# Paph. Quasar -Black Orchid-



## Drorchid (Dec 29, 2009)

I remade Paph. Quasar back in 2001, and the first seedling finally bloomed. Paph. Quasar is Paph. Macabre x rothschildianum. I used a vini-colored Paph. Macabre to make this cross. Whenever you cross a vinicolored Paph to rothschildianum, Paph. rothschildianum intensifies the colors, and makes them look almost black! I actually like the contrasting white along the tips of the petals and the dorsal on this plant.

















Robert


----------



## nikv (Dec 29, 2009)

That is nice!


----------



## emydura (Dec 29, 2009)

That is gorgeous. I'd love that in my collection. What size are the flowers?

David


----------



## Drorchid (Dec 29, 2009)

emydura said:


> That is gorgeous. I'd love that in my collection. What size are the flowers?
> 
> David



Thanks! The flower is about 12 to 13 cm wide and the dorsal is about 6 cm wide.

Robert


----------



## Shiva (Dec 29, 2009)

I particularly love the dorsal and the dark flames on cream background. A real star.


----------



## Drorchid (Dec 29, 2009)

It is interesting to compare my cross with a Paph. Quasar made with the regular (non-vinicolored) Paph. Macabre (This picture is actually from our own Dot Barnett):

http://www.slipperorchids.info/paphcomplex/PaphQuasar2.jpg

These were the two parents that I used to make my cross of Paph. Quasar back in 2001:

Paph. Macabre 'Black Magic":






and Paph. rothschildianum 'Borneo Dark':





A similar hybrid that I made, and the seedlings have already been planted out is: Paph. Black Leopard 'Black Spell' (= Macabre x Magic Leopard) x Paph. rothschildianum 'Sky High'. I think this cross will even have darker flowers that will be better shaped compared to the Paph. Quasar. For one the Paph. Black Leopard is much darker in color and probably better shaped (in proportion) than the Paph. Macabre, and the Paphiopedilum rothschildianum 'Sky High' was a much larger and better shaped flower than the Paph. rothschilidianum 'Borneo Dark'

Paph. Black Leopard 'Black Spell':






Paphiopedilum rothschildianum 'Sky High':






Robert


----------



## terryros (Dec 29, 2009)

I saw this Quasar cross bloom at OL with Robert today and will say that in the greenhouse light it looked even darker than the photo is showing up on my monitor! I haven't gotten excited about black flowers yet, so I haven't decided if I really like this but it was sure big and very dark and striking!


----------



## etex (Dec 29, 2009)

Awesome blooms!!


----------



## Bobc (Dec 29, 2009)

very nice.


----------



## SlipperKing (Dec 29, 2009)

I really like either parent over the hybrid of the two. The crippled petals bugs me I guess.


----------



## SlipperFan (Dec 29, 2009)

It shows promise -- I like the coloring and the contrast. But that roth 'Borneo Dark' is to die for!


----------



## NYEric (Dec 30, 2009)

Man, that's annoying! oke: I like the contrast!


----------



## JeanLux (Dec 30, 2009)

Dramatic colors!!!! Jean


----------



## fibre (Dec 30, 2009)

I like the flamed coloring and the darknes is surely increased by the white edges! Unfortunately the shape isn't as graet as the color.


----------



## paphioland (Dec 30, 2009)

What is the roth parentage on 'sky high'? thanks for the pics.


----------



## Drorchid (Dec 30, 2009)

paphioland said:


> What is the roth parentage on 'sky high'? thanks for the pics.

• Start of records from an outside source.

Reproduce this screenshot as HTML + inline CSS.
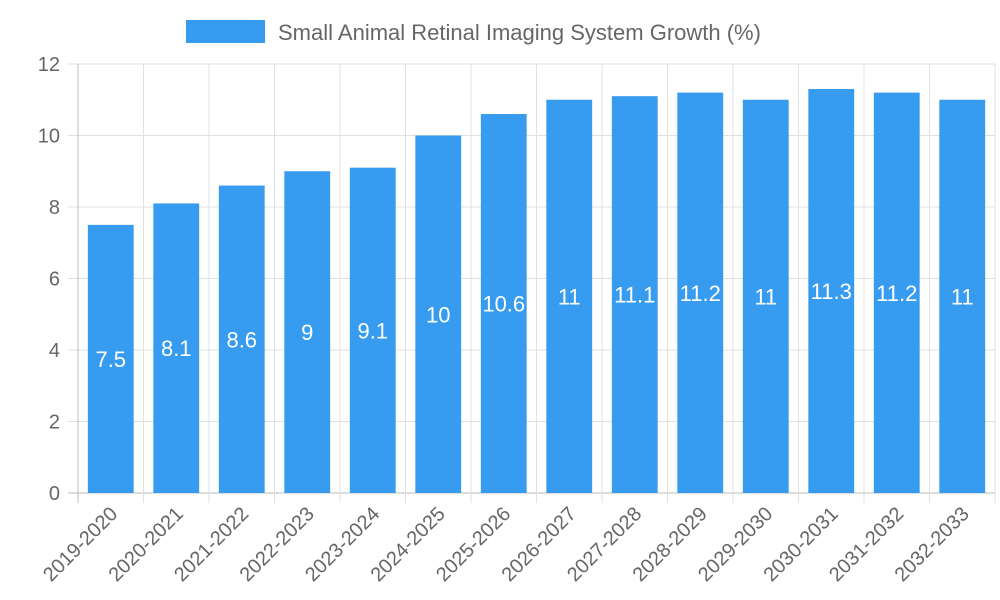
<!DOCTYPE html>
<html><head><meta charset="utf-8"><style>
html,body{margin:0;padding:0;background:#fff;}
svg{display:block;font-family:"Liberation Sans",sans-serif;}
</style></head><body>
<svg id="chart" width="1000" height="600">
<g id="legend">
<rect x="186" y="20" width="79" height="23" fill="#379cf0"/>
<text x="278" y="40" font-size="22" fill="#666">Small Animal Retinal Imaging System Growth (%)</text>
</g>
<g id="grid"></g><g id="bars"></g><g id="axes"></g>
</svg>
<script>
const categories=["2019-2020","2020-2021","2021-2022","2022-2023","2023-2024","2024-2025","2025-2026","2026-2027","2027-2028","2028-2029","2029-2030","2030-2031","2031-2032","2032-2033"];
const values=[7.5,8.1,8.6,9,9.1,10,10.6,11,11.1,11.2,11,11.3,11.2,11];
const yTicks=[0,2,4,6,8,10,12];
const NS="http://www.w3.org/2000/svg";
const L=78,R=995,T=64,B=493,yMax=12;
const bw=(R-L)/categories.length;
const y=v=>B-(v/yMax)*(B-T);
const x=i=>L+i*bw;
function mk(tag,attrs,parent,text){const e=document.createElementNS(NS,tag);for(const k in attrs)e.setAttribute(k,attrs[k]);if(text!==undefined)e.textContent=text;parent.appendChild(e);return e;}
const grid=document.getElementById('grid'),bars=document.getElementById('bars'),axes=document.getElementById('axes');
yTicks.forEach(t=>{
  const g=mk('line',{x1:L-10,x2:R,y1:y(t),y2:y(t),stroke:t===0?'#bbb':'#e0e0e0','stroke-width':1},grid);
  
  
  const tx=mk('text',{x:L-18,y:y(t)+7,'text-anchor':'end','font-size':20,fill:'#666'},axes,String(t));
  
  
});
for(let i=0;i<=categories.length;i++){
  const g=mk('line',{x1:x(i),x2:x(i),y1:T,y2:B+10,stroke:i===0?'#bbb':'#e0e0e0','stroke-width':1},grid);
  
  
}
categories.forEach((c,i)=>{
  const cx=x(i)+bw/2,w=bw*0.7;
  const r=mk('rect',{x:cx-w/2,y:y(values[i]),width:w,height:B-y(values[i]),fill:'#379cf0'},bars);
  
  
  const v=mk('text',{x:cx,y:(y(values[i])+B)/2+8,'text-anchor':'middle','font-size':22,fill:'#fff'},bars,String(values[i]));
  
  
  const lx=cx+8,ly=B+22;
  const t=mk('text',{x:lx,y:ly,'text-anchor':'end','font-size':20,fill:'#666',transform:`rotate(-45 ${lx} ${ly})`},axes,c);
  
  
});
</script>
</body></html>
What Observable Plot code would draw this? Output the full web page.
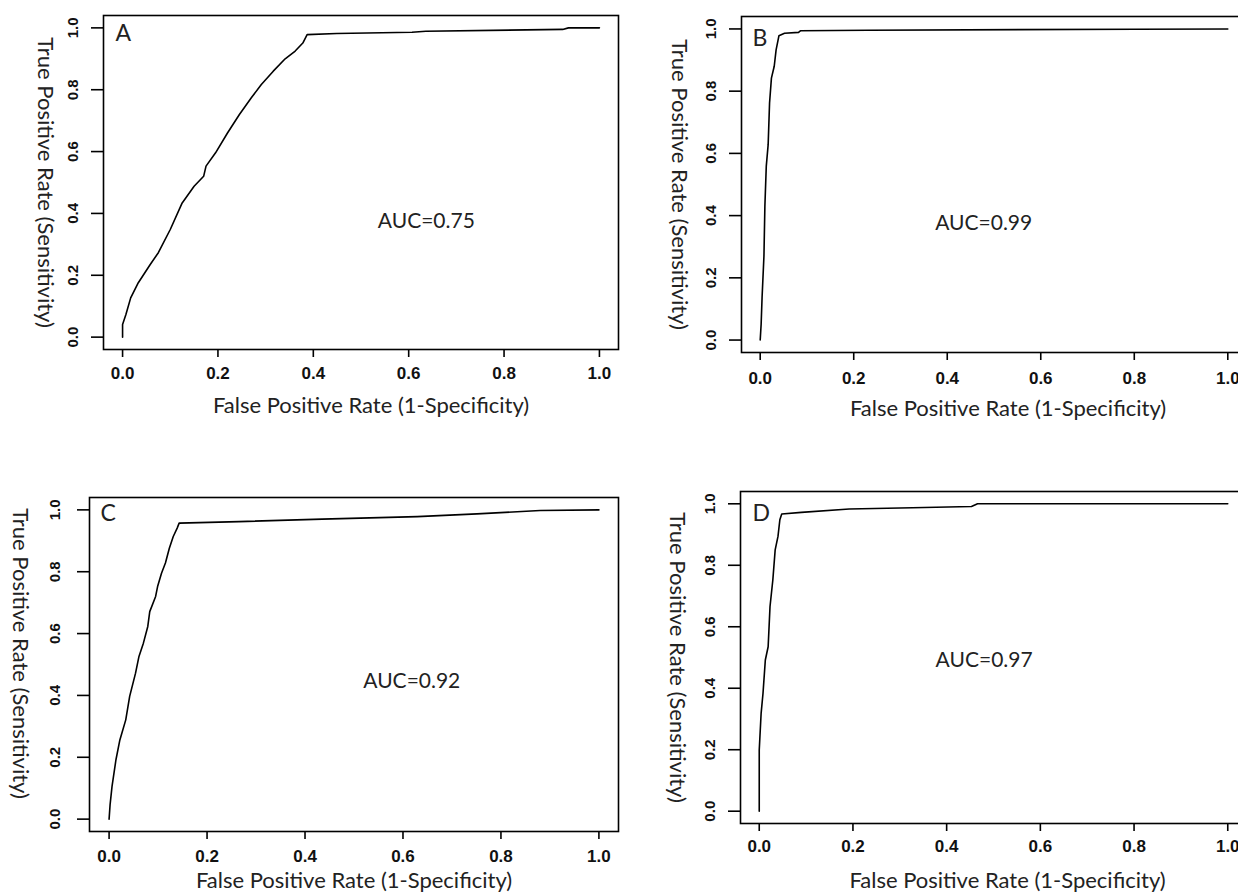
<!DOCTYPE html>
<html>
<head>
<meta charset="utf-8">
<script src="https://cdn.jsdelivr.net/npm/d3@7"></script>
<script src="https://cdn.jsdelivr.net/npm/@observablehq/plot@0.6"></script>
<style>
  html, body { margin: 0; padding: 0; background: #fff; }
  #wrap { position: relative; width: 1238px; height: 895px; overflow: hidden; background: #fff; }
  #wrap svg { position: absolute; overflow: visible; }
</style>
</head>
<body>
<div id="wrap"></div>
<script>
// ---- Data ----
const panelIds = ["A", "B", "C", "D"];
const aucLabels = ["AUC=0.75", "AUC=0.99", "AUC=0.92", "AUC=0.97"];
const xTicks = [0, 0.2, 0.4, 0.6, 0.8, 1.0];
const yTicks = [0, 0.2, 0.4, 0.6, 0.8, 1.0];
const xTitle = "False Positive Rate (1-Specificity)";
const yTitle = "True Positive Rate (Sensitivity)";

const fprA = [0, 0, 0.007, 0.017, 0.033, 0.058, 0.075, 0.100, 0.125, 0.150, 0.170, 0.175, 0.195, 0.220, 0.245, 0.270, 0.291, 0.316, 0.341, 0.362, 0.378, 0.387, 0.449, 0.607, 0.636, 0.923, 0.935, 1];
const tprA = [0, 0.041, 0.073, 0.127, 0.176, 0.235, 0.273, 0.348, 0.434, 0.488, 0.520, 0.553, 0.596, 0.660, 0.720, 0.774, 0.817, 0.860, 0.900, 0.925, 0.951, 0.978, 0.982, 0.986, 0.989, 0.995, 1.0, 1];

const fprB = [0, 0.002, 0.004, 0.008, 0.010, 0.013, 0.017, 0.020, 0.024, 0.030, 0.034, 0.040, 0.052, 0.082, 0.086, 0.230, 0.803, 1];
const tprB = [0, 0.051, 0.137, 0.270, 0.430, 0.559, 0.628, 0.762, 0.842, 0.880, 0.933, 0.978, 0.986, 0.989, 0.994, 0.996, 0.999, 1];

const fprC = [0, 0.002, 0.006, 0.014, 0.022, 0.034, 0.042, 0.054, 0.061, 0.070, 0.079, 0.083, 0.095, 0.099, 0.107, 0.115, 0.123, 0.131, 0.139, 0.143, 0.265, 0.435, 0.629, 0.751, 0.880, 1];
const tprC = [0, 0.046, 0.106, 0.192, 0.256, 0.321, 0.397, 0.472, 0.526, 0.569, 0.623, 0.671, 0.720, 0.752, 0.795, 0.828, 0.876, 0.914, 0.941, 0.957, 0.962, 0.970, 0.978, 0.987, 0.998, 1];

const fprD = [0, 0, 0.004, 0.008, 0.013, 0.019, 0.023, 0.029, 0.034, 0.040, 0.044, 0.048, 0.090, 0.192, 0.327, 0.453, 0.466, 1];
const tprD = [0, 0.199, 0.318, 0.383, 0.492, 0.535, 0.666, 0.752, 0.850, 0.894, 0.948, 0.967, 0.972, 0.983, 0.987, 0.991, 1.0, 1];

const series = [[fprA, tprA], [fprB, tprB], [fprC, tprC], [fprD, tprD]];

// ---- Layout (styling only) ----
const layout = [
  {left: 0,   top: 0,   width: 625, height: 440, mL: 103, mR: 7, mT: 15, mB: 91,
   yTickDx: -30, yTitleDx: -58, yTitleDy: 0, xTitleDx: 10, xTitleDy: 56, tickPad: 9,
   letterDx: 12, letterDy: 9, auc: [0.637, 0.374]},
  {left: 620, top: 0,   width: 626, height: 440, mL: 121, mR: 0, mT: 16, mB: 88,
   yTickDx: -30, yTitleDx: -62, yTitleDy: 0, xTitleDx: 14, xTitleDy: 56, tickPad: 11,
   letterDx: 11, letterDy: 13, auc: [0.478, 0.375]},
  {left: 0,   top: 440, width: 625, height: 455, mL: 89,  mR: 7, mT: 57, mB: 64,
   yTickDx: -34, yTitleDx: -69, yTitleDy: -11, xTitleDx: 0, xTitleDy: 49, tickPad: 10,
   letterDx: 11, letterDy: 7, auc: [0.618, 0.447]},
  {left: 620, top: 440, width: 626, height: 455, mL: 120, mR: 0, mT: 51, mB: 72,
   yTickDx: -30, yTitleDx: -63, yTitleDy: 0, xTitleDx: 14, xTitleDy: 57, tickPad: 8,
   letterDx: 12, letterDy: 13, auc: [0.480, 0.490]}
];

const wrap = document.getElementById("wrap");
const titleFont = "Lato, 'Open Sans', sans-serif";
const tickFont = "'Liberation Sans', Arial, sans-serif";

panelIds.forEach((id, i) => {
  const L = layout[i];
  const [fpr, tpr] = series[i];
  const pts = fpr.map((x, j) => ({fpr: x, tpr: tpr[j]}));
  const svg = Plot.plot({
    width: L.width,
    height: L.height,
    marginLeft: L.mL, marginRight: L.mR, marginTop: L.mT, marginBottom: L.mB,
    x: {domain: [-0.04, 1.04], axis: null},
    y: {domain: [-0.04, 1.04], axis: null},
    style: {background: "white", overflow: "visible", color: "black"},
    marks: [
      Plot.axisX({ticks: xTicks, tickSize: 8, tickPadding: L.tickPad, strokeWidth: 1.6,
        tickFormat: d3.format(".1f"), fontSize: 17, fontWeight: "bold", fontFamily: tickFont,
        fill: "#111", label: null}),
      Plot.axisY({ticks: yTicks, tickSize: 12, strokeWidth: 1.6, tickFormat: () => "", label: null}),
      Plot.text(yTicks, {y: d => d, frameAnchor: "left", dx: L.yTickDx, rotate: -90,
        text: d => d.toFixed(1), fontSize: 15, fontWeight: "bold", fontFamily: tickFont,
        fill: "#111", textAnchor: "middle", lineAnchor: "middle"}),
      Plot.text([yTitle], {frameAnchor: "left", dx: L.yTitleDx, dy: L.yTitleDy, rotate: 90,
        text: d => d, fontSize: 22, fontFamily: titleFont, fill: "#222",
        textAnchor: "middle", lineAnchor: "middle"}),
      Plot.text([xTitle], {frameAnchor: "bottom", dx: L.xTitleDx, dy: L.xTitleDy,
        text: d => d, fontSize: 22, fontFamily: titleFont, fill: "#222",
        textAnchor: "middle", lineAnchor: "middle"}),
      Plot.frame({stroke: "black", strokeWidth: 1.6}),
      Plot.line(pts, {x: "fpr", y: "tpr", stroke: "black", strokeWidth: 1.6, curve: "linear"}),
      Plot.text([aucLabels[i]], {x: () => L.auc[0], y: () => L.auc[1], text: d => d,
        fontSize: 21, fontFamily: titleFont, fill: "#222", textAnchor: "middle", lineAnchor: "middle"}),
      Plot.text([id], {frameAnchor: "top-left", dx: L.letterDx, dy: L.letterDy, text: d => d,
        fontSize: 23, fontFamily: titleFont, fill: "#222", textAnchor: "start", lineAnchor: "top"})
    ]
  });
  svg.style.left = L.left + "px";
  svg.style.top = L.top + "px";
  wrap.appendChild(svg);
});
</script>
</body>
</html>
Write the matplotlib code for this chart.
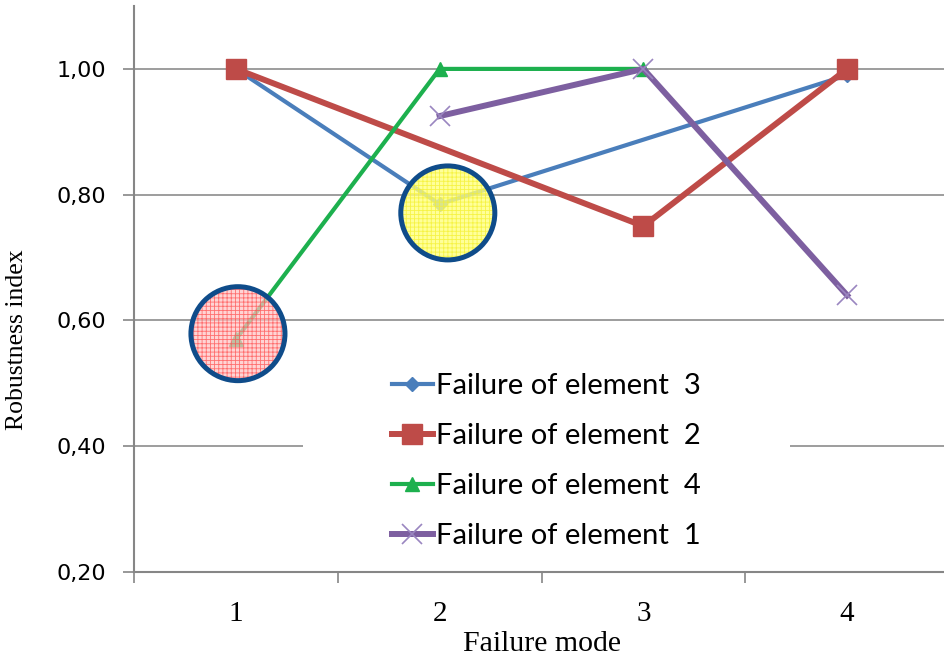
import numpy as np
import matplotlib.pyplot as plt
from matplotlib.patches import Ellipse, Rectangle

# Robustness index for each failure mode, one series per failed element (None = no value)
modos = [1, 2, 3, 4]
elem3 = [1.00, 0.785, None, 0.99]
elem2 = [1.00, None, 0.75, 1.00]
elem4 = [0.57, 1.00, 1.00, None]
elem1 = [None, 0.925, 1.00, 0.64]
rotulos = ['Failure of element  3', 'Failure of element  2',
           'Failure of element  4', 'Failure of element  1']

plt.rcParams['hatch.linewidth'] = 0.6

fig = plt.figure(figsize=(9.44, 6.61), dpi=100)
ax = fig.add_axes([0.142, 0.1346, 0.8633, 0.8563])

def serie(vals):
    xs = [m for m, v in zip(modos, vals) if v is not None]
    ys = [v for v in vals if v is not None]
    return xs, ys

estilos = [
    (elem3, dict(color='#4a7ebb', lw=3.0, marker='D', ms=7)),
    (elem2, dict(color='#be4b48', lw=4.3, marker='s', ms=14)),
    (elem4, dict(color='#1db04e', lw=3.0, marker='^', ms=10)),
    (elem1, dict(color='#7d5fa0', lw=4.3, marker='x', ms=15, mew=1.2,
                 mec='#9a86c0')),
]
for (vals, kw), lab in zip(estilos, rotulos):
    xs, ys = serie(vals)
    ax.plot(xs, ys, label=lab, zorder=3, **kw)

# circulos de destaque
ax.add_patch(Ellipse((1.01, 0.579), 0.4615, 0.1494, facecolor='#ffc4c4',
                     edgecolor='#ff4848', hatch='++++', lw=0, alpha=0.72, zorder=5))
ax.add_patch(Ellipse((1.01, 0.579), 0.4615, 0.1494, facecolor='none',
                     edgecolor='#0f4c8a', lw=3.6, zorder=6))
ax.add_patch(Ellipse((2.04, 0.771), 0.4615, 0.1494, facecolor='#ffff80',
                     edgecolor='#f4f030', hatch='++++', lw=0, alpha=0.8, zorder=5))
ax.add_patch(Ellipse((2.04, 0.771), 0.4615, 0.1494, facecolor='none',
                     edgecolor='#0f4c8a', lw=3.6, zorder=6))

# fundo branco da legenda
ax.add_patch(Rectangle((1.33, 0.23), 2.39, 0.30, facecolor='white',
                       edgecolor='none', zorder=1.5))

ax.set_xlim(0.5, 4.5)
ax.set_ylim(0.2, 1.1)
ax.set_yticks([0.2, 0.4, 0.6, 0.8, 1.0])
ax.set_yticklabels([f'{v:.2f}'.replace('.', ',') for v in [0.2, 0.4, 0.6, 0.8, 1.0]],
                   fontsize=16, family='DejaVu Sans')
ax.set_xticks(modos)
ax.set_xticklabels([str(m) for m in modos], fontsize=21, family='Liberation Serif')
ax.set_xticks([0.5, 1.5, 2.5, 3.5, 4.5], minor=True)
ax.tick_params(axis='x', which='major', length=0, pad=21)
ax.tick_params(axis='x', which='minor', length=8, width=1.2, color='#868686')
ax.tick_params(axis='y', length=8, width=1.2, color='#868686', pad=12)

ax.yaxis.grid(True, color='#8c8c8c', lw=1.2)
ax.set_axisbelow(True)
for s in ['top', 'right']:
    ax.spines[s].set_visible(False)
for s in ['left', 'bottom']:
    ax.spines[s].set_color('#868686')
    ax.spines[s].set_linewidth(1.5)

ax.set_xlabel('Failure mode', fontsize=21.5, family='Liberation Serif')
ax.xaxis.set_label_coords(0.5, -0.104)
ax.set_ylabel('Robustness index', fontsize=18.5, family='Liberation Serif')
ax.yaxis.set_label_coords(-0.13, 0.41)

ax.legend(loc='upper left', bbox_to_anchor=(0.3166, 0.352), frameon=False,
          prop={'family': 'Lato', 'size': 21}, borderpad=0, borderaxespad=0,
          handlelength=1.4, handletextpad=0.1, labelspacing=0.83, numpoints=1)

plt.savefig('out.png', dpi=100)
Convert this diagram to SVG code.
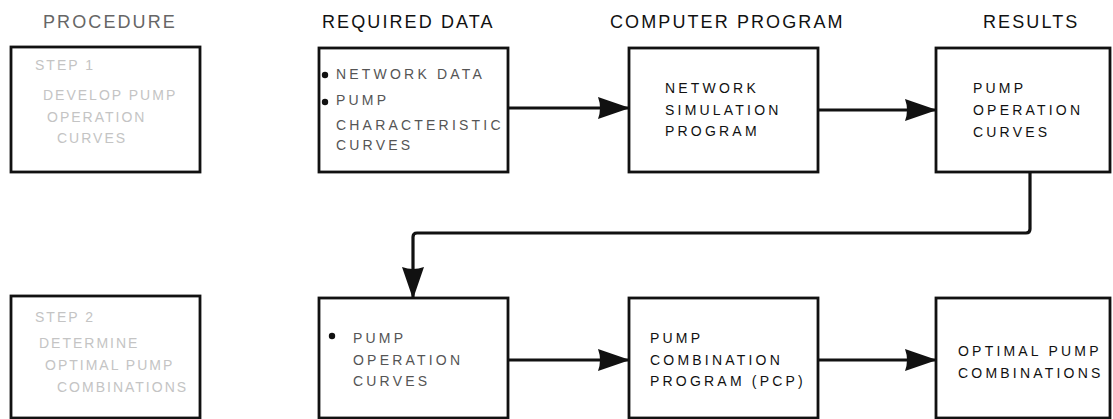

The parents are 'Green Valley' x 'Fly Eagle'; and I believe that cross originated in Taiwan.

Robert


----------



## Chris (Dec 30, 2009)

That is amazing. The unopened 2nd flower parts look like a bat hanging from the ceiling. PLEASE post pictures of the rest of that set. I'm in LOVE :smitten:


----------



## NYEric (Dec 30, 2009)

emydura said:


> That is gorgeous. I'd love that in my collection. What size are the flowers?
> 
> David


The question for me is; what size is the plant!!??!! Can you hear my wallet screaming!!??


----------



## Wendy (Dec 30, 2009)

WOW! That shows some real potential! That colour is spectacular. I'd certainly be in line to get one!


----------



## Yoyo_Jo (Dec 30, 2009)

The color of Quasar is amazing - it looks like it's been dipped in chocolate. Mmmmmm.


----------



## Jorch (Dec 30, 2009)

worth the 8 years wait for such a dark color flower! :clap:


----------



## Bobc (Dec 31, 2009)

very nice.


----------



## toddybear (Dec 31, 2009)

Truly unique!


----------



## raymond (Jan 1, 2010)

very nice dark color


----------



## jblanford (Jan 1, 2010)

WOW!! Robert, I agree with everyone that is just "AWESOME" thanks....Jim.


----------